Scott from NY had some great thoughts, including a reference to part of Greenleaf’s model:

My second argument surveys the state of the world: while there are lots of ‘unsigned’ bands giving away their music on Facebook and the like, the decision they’re making is a temporary one, (they hope).

They need attention more than anything else, at this point. Importantly though, that need can change over time.

Established artists lead the way: the great jazz trumpeter Dave Douglas has his own label. He allows you to ‘subscribe’ to his work. He sells merch and promotes concerts.
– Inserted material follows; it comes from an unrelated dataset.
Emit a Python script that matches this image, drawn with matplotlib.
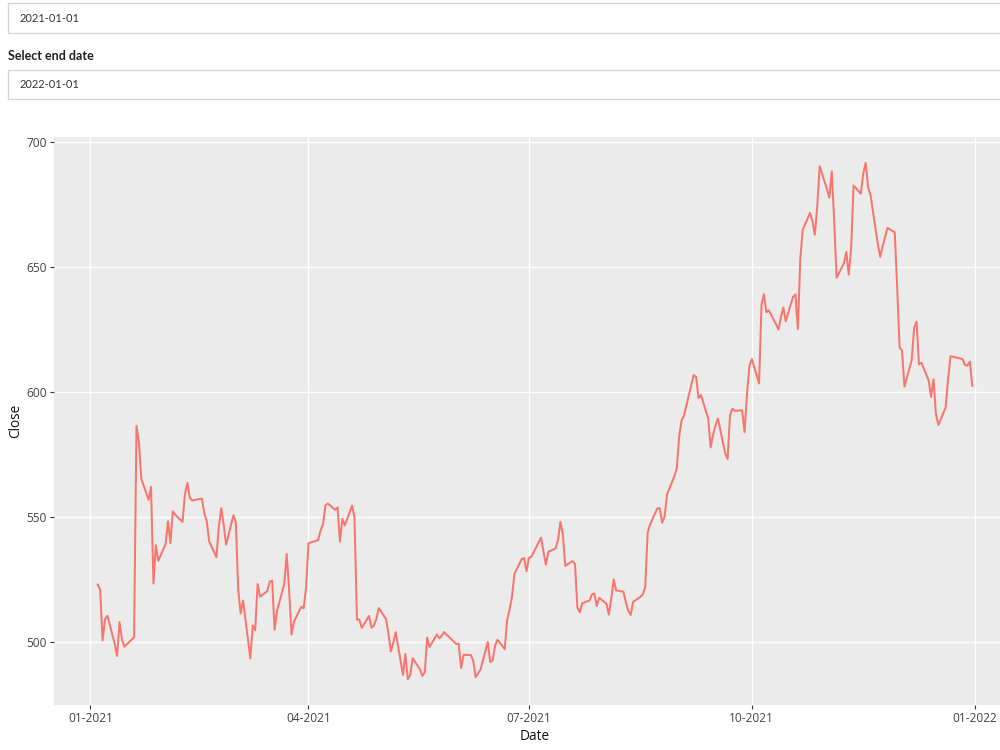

But other than samples, he does not give away his music.

Neither do the folks over at ArtistShare, who do sell the experience of vicariously participating in various music projects but who, again, give very little away.

To my knowledge, both are successful, and it seems to me they’ve identified the real scarcity behind the infinite goods – there’s only so much Dave Douglas, or David Byrne & Brian Eno or Maria Schneider to go around.


  1. Hi Jim!

    Are you guys following

    Comment by Ethan Bauley — February 25, 2009 @ 11:33 am

  2. First I’ve seen of it.

    In RE: John Freese, it seems a lot of people are doing this tiered selling strategy. Give the collectors what they want, and give the average consumer what they want too. Good plan me thinks.

    Comment by Jim — February 25, 2009 @ 12:54 pm

  3. IMO Ian Rogers is by far the smartest guy working in digital/software/music…ya’ll should link up with him…email me if you want, I might be able to help. Topspin is also a project of Peter Gotcher, the guy that that founded Digidesign/Pro Tools.

    Comment by Ethan Bauley — February 25, 2009 @ 1:48 pm

  4. Been reading up on Topspin. Seems to be a great set of workers over there. Impressive.

    Thanks for passing the info along, Ethan.